Im UN-Sicherheitsrat blockieren sich beide Länder mit Resolutionen, die sich auf das Wettrüsten im Weltall beziehen. Das Ganze könnte auch als Ablenkungsmanöver von der bereits auf Hochtouren laufenden Eroberung unseres Sonnensystems dienen. Mit dem Telefonat Anfang Februar zwischen den amerikanischen und russischen Präsidenten Donald Trump und Wladimir Putin sind die Karten offen auf den Tisch gelegt worden. Nur Stunden später zerschlug eine russische Drohne das Schutzgebäude des Tschernobyl-Reaktors. Drohnen sind der Krieg der Zukunft und Satelliten sind für sie unabdingbar. Nicht nur im Ukraine-Krieg kommen die Starlink Satelliten des reichsten Mannes der Welt zum Einsatz, auch im Gaza-Krieg funken sie mit. Wenn Donald Trump einen Iron Dome als Abwehrsystem nach dem Vorbild Israels bauen lässt, wird Musk der größte Gewinner sein.
Look up!
Der Krieg der Sterne ist nur noch ein Steinwurf entfernt, wir aber weigern uns beharrlich den Blick nach oben zu richten.
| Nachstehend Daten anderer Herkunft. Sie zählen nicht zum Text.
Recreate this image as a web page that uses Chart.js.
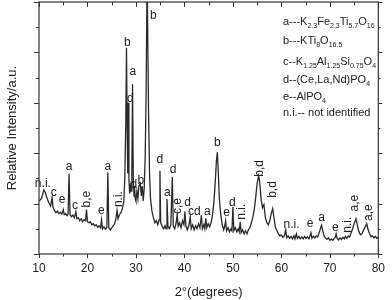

Das liegt selbstverständlich an der großen Ablenkung, aber nicht nur, der Blick nach oben macht uns Angst. Denn die Tech-Bros verschleiern ihre Ambitionen nicht. In seinem Gespräch mit Alice Weidel hat Elon Musk offen über seine Planung für die Eroberung und Ausbeutung des Planeten Mars gesprochen. Er hat sich auch darüber beschwert, dass es in Deutschland so viele bürokratische Hürden gibt, die oft auch mit den Gesetzen des Klimaschutzes zusammenhängen. Die würde er gerne abgeschafft sehen, darin ist er sich mit Weidels Partei, der AfD, einig.
Das Raumsonden-Projekt ExoMars der Europäischen Weltraumorganisation wurde wegen des Kriegs in der Ukraine von 2022 auf 2028 verschoben, da die Organisation ursprünglich mit dem russischen Unternehmen Roscosmos zusammengearbeitet hatte. Das intensive aktuelle Interesse von Elon Musk an der europäischen Politik hängt nicht nur mit dem zusammen, was auf der Erde passiert, sondern impliziert die Eroberung und Ausbeutung des Weltraumes gleich mit. Das Narrativ der Zukunft wird heute geschrieben und wir sollten aufpassen, dass es uns nicht so geht wie Kate Dibasky, der von Jennifer Lawrence gespielten Assistentin von Dr. Mindy in „Don’t look up“. Als sie in Panik versucht, ihre Mitmenschen zu warnen, wird sie öffentlich diskreditiert. Damit wir selbst nicht irgendwann in Panik verfallen müssen, sollten wir dringend unsere demokratischen Regierungen in Europa darauf drängen, gemeinsam einen Plan zu entwerfen.. Eine eigene Ideologie zu entwickeln, wie die menschliche Migration ins All aussehen könnte, ohne diesen Raum auszubeuten, wäre beispielsweise ein Anfang. Wir haben noch Zeit, um an einer internationalen Regulierung der Eroberung und Ausbeutung des Alls zu arbeiten, die die Interessen der gesamten Menschheit berücksichtigt und nicht nur die von wenigen Superreichen. Denn die Außerirdischen, die den Planeten Erde auf ihrem Weg zum Mars bedrohen, sind niemand anderes als wir Menschen selbst.